What this task involves -
Leave out every picture. Copy exactly the lines from the one holding "Reproduce this diagram with SVG." through the one holding "RUJUKAN TBC ANAK</text>".

==== Given data

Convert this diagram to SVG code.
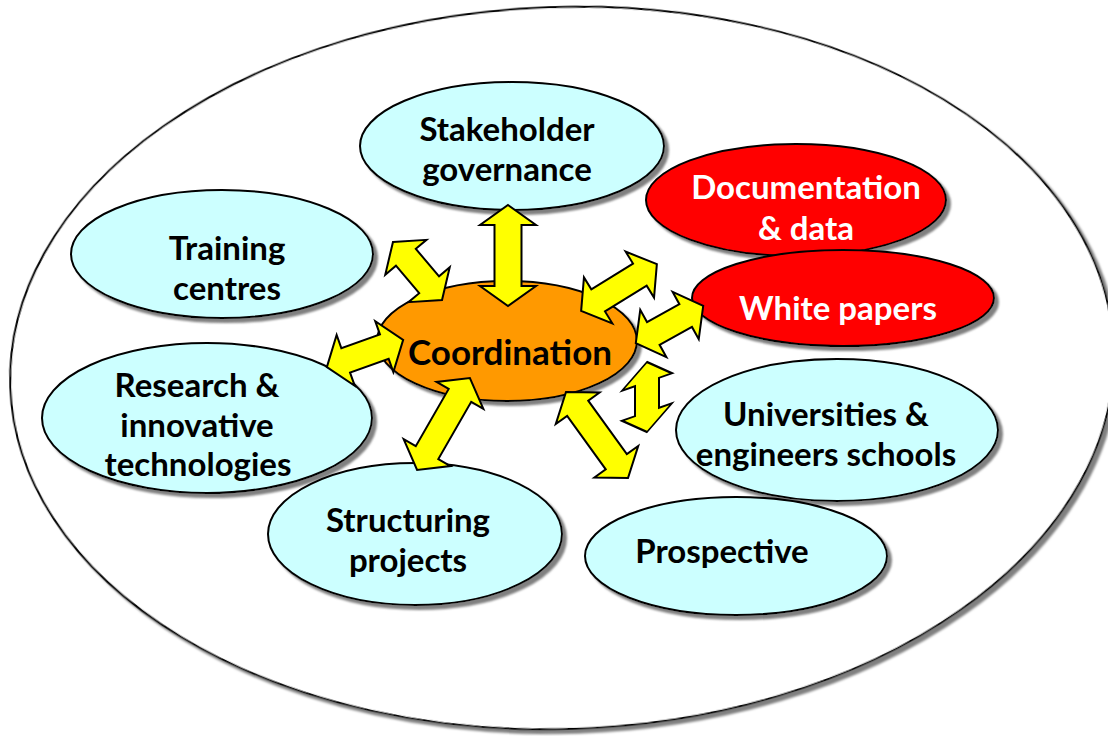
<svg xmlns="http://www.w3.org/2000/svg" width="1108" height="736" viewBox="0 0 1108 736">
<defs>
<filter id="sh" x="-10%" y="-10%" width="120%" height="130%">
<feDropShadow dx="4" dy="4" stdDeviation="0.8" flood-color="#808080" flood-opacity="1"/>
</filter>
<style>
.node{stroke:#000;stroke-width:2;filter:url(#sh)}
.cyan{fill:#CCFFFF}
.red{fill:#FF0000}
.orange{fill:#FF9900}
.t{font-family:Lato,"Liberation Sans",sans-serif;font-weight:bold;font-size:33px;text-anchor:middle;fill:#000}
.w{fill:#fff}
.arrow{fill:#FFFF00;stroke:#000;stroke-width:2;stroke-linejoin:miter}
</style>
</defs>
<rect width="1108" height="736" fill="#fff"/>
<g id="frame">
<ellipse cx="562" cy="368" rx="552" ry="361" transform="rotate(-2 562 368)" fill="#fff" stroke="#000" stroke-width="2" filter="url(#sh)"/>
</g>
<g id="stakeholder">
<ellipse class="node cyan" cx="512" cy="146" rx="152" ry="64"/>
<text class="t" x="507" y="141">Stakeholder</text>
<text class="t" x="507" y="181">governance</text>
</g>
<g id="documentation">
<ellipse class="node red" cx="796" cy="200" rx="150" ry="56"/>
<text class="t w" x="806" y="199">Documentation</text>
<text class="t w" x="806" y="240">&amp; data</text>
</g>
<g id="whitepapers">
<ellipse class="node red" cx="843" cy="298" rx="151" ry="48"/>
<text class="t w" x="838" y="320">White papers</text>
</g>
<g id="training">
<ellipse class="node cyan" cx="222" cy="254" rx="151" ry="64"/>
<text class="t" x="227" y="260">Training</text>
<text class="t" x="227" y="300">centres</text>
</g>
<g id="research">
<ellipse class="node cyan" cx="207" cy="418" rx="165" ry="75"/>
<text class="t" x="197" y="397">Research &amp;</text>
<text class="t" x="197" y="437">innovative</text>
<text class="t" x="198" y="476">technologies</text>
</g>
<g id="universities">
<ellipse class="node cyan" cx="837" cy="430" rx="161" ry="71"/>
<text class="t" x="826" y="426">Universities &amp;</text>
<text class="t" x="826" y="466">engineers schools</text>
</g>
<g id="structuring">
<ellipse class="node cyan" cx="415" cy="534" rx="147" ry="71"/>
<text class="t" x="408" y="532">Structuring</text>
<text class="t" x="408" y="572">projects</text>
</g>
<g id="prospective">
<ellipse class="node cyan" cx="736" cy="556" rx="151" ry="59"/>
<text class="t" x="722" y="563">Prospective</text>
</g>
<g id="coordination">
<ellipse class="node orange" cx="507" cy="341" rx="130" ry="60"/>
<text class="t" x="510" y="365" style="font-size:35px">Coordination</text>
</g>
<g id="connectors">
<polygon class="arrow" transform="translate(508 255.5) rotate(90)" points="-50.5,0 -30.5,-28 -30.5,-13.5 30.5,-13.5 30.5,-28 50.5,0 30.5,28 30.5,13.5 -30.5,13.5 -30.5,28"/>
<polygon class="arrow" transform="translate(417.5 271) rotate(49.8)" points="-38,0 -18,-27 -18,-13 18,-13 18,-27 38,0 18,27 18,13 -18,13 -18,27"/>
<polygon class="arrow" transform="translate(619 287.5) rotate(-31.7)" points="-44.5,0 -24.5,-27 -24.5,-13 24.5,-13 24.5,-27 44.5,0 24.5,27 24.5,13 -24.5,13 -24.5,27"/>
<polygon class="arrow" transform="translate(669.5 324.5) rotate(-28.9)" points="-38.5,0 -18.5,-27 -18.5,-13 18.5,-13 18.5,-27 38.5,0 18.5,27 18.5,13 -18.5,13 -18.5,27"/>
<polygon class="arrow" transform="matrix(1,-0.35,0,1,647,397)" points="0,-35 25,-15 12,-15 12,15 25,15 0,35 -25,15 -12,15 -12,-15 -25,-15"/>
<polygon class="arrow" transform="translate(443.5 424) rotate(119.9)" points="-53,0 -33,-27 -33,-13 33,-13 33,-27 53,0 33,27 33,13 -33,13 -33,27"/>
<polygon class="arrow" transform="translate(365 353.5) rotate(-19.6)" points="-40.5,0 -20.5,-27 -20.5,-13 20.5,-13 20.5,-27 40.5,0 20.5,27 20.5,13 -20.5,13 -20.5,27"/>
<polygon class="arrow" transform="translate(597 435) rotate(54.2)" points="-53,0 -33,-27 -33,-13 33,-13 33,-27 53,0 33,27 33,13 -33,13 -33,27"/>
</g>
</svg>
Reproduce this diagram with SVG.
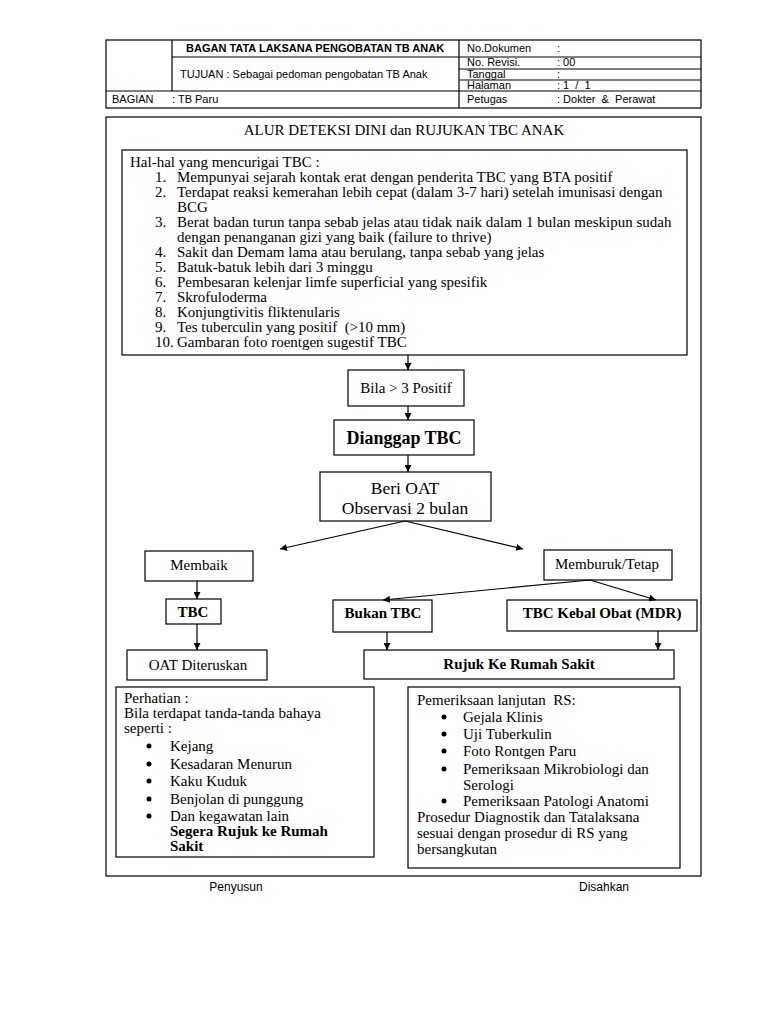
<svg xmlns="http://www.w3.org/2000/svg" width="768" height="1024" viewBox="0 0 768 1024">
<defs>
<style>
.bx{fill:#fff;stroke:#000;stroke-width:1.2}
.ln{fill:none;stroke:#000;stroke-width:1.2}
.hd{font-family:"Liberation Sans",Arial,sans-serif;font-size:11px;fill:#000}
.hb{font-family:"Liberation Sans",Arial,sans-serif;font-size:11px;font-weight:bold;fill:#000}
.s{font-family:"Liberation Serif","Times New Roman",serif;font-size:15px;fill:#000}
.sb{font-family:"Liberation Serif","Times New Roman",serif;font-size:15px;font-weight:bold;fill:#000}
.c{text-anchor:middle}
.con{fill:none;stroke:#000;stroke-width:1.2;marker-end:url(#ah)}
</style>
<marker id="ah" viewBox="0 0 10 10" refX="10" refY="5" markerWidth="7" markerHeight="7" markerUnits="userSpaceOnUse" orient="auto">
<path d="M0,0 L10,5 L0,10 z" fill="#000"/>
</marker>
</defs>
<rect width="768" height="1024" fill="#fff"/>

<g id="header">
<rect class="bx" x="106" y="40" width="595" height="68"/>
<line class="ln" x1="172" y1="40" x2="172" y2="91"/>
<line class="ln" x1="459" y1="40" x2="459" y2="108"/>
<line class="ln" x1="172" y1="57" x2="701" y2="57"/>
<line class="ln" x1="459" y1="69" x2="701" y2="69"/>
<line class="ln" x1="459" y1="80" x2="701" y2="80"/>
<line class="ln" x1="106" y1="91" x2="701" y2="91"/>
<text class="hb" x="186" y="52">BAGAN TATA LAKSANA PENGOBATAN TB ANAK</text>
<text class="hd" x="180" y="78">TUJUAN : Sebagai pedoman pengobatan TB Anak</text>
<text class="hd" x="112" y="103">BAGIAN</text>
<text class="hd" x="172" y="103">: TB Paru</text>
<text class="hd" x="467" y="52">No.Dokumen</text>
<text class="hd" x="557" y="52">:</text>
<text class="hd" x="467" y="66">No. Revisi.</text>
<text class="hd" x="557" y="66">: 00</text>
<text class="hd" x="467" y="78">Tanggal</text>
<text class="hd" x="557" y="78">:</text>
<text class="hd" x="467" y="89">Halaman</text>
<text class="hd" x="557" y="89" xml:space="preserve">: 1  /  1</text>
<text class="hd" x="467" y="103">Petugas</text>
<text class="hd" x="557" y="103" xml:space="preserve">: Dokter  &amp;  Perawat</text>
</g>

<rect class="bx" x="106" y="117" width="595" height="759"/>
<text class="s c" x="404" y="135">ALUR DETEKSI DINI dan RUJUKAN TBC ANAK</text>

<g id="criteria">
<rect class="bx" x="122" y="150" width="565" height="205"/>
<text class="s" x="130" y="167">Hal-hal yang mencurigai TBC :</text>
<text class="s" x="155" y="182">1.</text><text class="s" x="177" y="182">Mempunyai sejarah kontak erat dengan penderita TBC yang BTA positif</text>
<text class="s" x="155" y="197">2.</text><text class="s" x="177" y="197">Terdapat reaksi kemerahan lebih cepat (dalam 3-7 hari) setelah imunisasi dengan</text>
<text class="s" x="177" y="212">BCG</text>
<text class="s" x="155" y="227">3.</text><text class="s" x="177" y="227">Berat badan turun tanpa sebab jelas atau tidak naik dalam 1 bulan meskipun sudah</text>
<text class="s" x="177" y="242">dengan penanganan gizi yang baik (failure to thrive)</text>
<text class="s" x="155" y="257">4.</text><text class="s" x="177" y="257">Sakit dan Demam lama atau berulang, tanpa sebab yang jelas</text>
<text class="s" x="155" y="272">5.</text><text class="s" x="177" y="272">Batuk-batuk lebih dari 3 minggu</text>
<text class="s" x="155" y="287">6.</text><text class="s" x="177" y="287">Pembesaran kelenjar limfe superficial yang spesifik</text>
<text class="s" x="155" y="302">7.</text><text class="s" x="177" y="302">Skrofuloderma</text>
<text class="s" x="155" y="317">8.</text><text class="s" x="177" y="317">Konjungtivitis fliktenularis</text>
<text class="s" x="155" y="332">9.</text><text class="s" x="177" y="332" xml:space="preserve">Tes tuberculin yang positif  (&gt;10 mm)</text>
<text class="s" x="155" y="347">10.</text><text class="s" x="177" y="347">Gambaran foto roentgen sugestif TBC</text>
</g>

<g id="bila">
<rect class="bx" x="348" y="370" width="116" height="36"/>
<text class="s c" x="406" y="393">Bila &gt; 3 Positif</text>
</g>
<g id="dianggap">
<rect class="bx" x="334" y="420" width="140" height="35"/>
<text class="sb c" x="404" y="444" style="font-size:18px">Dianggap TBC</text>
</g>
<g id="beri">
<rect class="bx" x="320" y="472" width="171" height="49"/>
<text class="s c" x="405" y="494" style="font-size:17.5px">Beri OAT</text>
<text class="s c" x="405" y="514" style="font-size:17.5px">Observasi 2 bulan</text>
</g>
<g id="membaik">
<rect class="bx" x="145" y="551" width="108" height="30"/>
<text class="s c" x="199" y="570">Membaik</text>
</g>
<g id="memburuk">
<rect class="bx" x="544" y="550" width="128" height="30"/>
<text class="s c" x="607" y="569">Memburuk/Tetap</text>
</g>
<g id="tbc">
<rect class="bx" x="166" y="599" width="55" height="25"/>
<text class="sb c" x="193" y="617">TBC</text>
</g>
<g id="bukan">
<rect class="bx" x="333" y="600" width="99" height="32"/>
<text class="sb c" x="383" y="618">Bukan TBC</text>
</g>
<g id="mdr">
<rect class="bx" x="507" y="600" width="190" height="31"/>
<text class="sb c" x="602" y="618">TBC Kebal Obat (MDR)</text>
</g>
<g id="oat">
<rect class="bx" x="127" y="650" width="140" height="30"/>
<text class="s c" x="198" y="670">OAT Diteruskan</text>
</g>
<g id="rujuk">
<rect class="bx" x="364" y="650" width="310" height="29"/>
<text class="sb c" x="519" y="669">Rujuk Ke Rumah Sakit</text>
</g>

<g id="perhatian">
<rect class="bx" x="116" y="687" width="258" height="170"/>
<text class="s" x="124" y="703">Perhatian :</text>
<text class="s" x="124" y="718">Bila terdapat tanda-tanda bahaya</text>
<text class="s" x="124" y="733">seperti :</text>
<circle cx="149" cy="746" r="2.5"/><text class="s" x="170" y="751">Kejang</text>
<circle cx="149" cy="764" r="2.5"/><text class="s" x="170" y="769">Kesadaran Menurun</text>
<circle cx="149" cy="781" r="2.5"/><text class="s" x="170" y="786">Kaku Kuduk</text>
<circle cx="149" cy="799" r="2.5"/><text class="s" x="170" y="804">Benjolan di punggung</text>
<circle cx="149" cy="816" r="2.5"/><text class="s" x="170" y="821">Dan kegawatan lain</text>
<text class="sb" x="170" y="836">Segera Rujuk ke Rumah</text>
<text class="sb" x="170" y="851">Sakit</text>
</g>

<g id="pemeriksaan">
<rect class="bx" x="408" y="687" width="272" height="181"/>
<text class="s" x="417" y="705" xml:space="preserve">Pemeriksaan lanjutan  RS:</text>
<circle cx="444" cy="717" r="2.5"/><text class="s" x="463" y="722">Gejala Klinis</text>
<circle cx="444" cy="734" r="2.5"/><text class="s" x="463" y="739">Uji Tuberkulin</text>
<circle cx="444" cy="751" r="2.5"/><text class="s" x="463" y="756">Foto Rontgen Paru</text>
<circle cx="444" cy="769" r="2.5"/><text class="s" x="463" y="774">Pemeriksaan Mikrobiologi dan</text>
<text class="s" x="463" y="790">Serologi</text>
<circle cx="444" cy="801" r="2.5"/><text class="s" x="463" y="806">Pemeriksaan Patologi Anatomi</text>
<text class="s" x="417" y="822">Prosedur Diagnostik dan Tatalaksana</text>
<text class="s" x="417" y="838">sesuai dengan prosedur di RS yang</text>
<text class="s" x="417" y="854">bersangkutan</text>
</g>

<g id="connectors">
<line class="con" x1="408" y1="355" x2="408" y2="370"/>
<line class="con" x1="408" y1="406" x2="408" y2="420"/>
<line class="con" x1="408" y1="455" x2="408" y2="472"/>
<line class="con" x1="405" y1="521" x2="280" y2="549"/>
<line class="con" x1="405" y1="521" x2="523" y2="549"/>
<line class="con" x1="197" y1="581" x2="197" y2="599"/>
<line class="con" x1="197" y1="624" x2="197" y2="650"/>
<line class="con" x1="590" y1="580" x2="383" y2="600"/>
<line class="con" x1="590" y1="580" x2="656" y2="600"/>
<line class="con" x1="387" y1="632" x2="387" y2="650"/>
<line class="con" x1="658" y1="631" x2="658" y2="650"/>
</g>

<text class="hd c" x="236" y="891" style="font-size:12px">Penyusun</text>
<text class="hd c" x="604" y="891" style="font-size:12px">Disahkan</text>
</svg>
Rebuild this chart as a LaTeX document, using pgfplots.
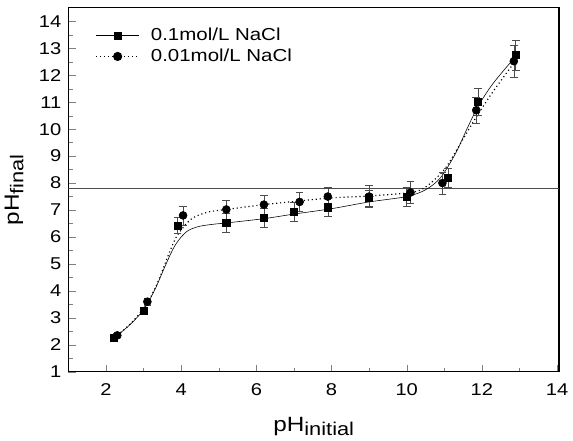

========

Exercise result -
Reproduce this diagram with SVG.
<svg xmlns="http://www.w3.org/2000/svg" width="768" height="1024" viewBox="0 0 768 1024">
<defs>
<style>
.bx{fill:#fff;stroke:#000;stroke-width:1.2}
.ln{fill:none;stroke:#000;stroke-width:1.2}
.hd{font-family:"Liberation Sans",Arial,sans-serif;font-size:11px;fill:#000}
.hb{font-family:"Liberation Sans",Arial,sans-serif;font-size:11px;font-weight:bold;fill:#000}
.s{font-family:"Liberation Serif","Times New Roman",serif;font-size:15px;fill:#000}
.sb{font-family:"Liberation Serif","Times New Roman",serif;font-size:15px;font-weight:bold;fill:#000}
.c{text-anchor:middle}
.con{fill:none;stroke:#000;stroke-width:1.2;marker-end:url(#ah)}
</style>
<marker id="ah" viewBox="0 0 10 10" refX="10" refY="5" markerWidth="7" markerHeight="7" markerUnits="userSpaceOnUse" orient="auto">
<path d="M0,0 L10,5 L0,10 z" fill="#000"/>
</marker>
</defs>
<rect width="768" height="1024" fill="#fff"/>

<g id="header">
<rect class="bx" x="106" y="40" width="595" height="68"/>
<line class="ln" x1="172" y1="40" x2="172" y2="91"/>
<line class="ln" x1="459" y1="40" x2="459" y2="108"/>
<line class="ln" x1="172" y1="57" x2="701" y2="57"/>
<line class="ln" x1="459" y1="69" x2="701" y2="69"/>
<line class="ln" x1="459" y1="80" x2="701" y2="80"/>
<line class="ln" x1="106" y1="91" x2="701" y2="91"/>
<text class="hb" x="186" y="52">BAGAN TATA LAKSANA PENGOBATAN TB ANAK</text>
<text class="hd" x="180" y="78">TUJUAN : Sebagai pedoman pengobatan TB Anak</text>
<text class="hd" x="112" y="103">BAGIAN</text>
<text class="hd" x="172" y="103">: TB Paru</text>
<text class="hd" x="467" y="52">No.Dokumen</text>
<text class="hd" x="557" y="52">:</text>
<text class="hd" x="467" y="66">No. Revisi.</text>
<text class="hd" x="557" y="66">: 00</text>
<text class="hd" x="467" y="78">Tanggal</text>
<text class="hd" x="557" y="78">:</text>
<text class="hd" x="467" y="89">Halaman</text>
<text class="hd" x="557" y="89" xml:space="preserve">: 1  /  1</text>
<text class="hd" x="467" y="103">Petugas</text>
<text class="hd" x="557" y="103" xml:space="preserve">: Dokter  &amp;  Perawat</text>
</g>

<rect class="bx" x="106" y="117" width="595" height="759"/>
<text class="s c" x="404" y="135">ALUR DETEKSI DINI dan RUJUKAN TBC ANAK</text>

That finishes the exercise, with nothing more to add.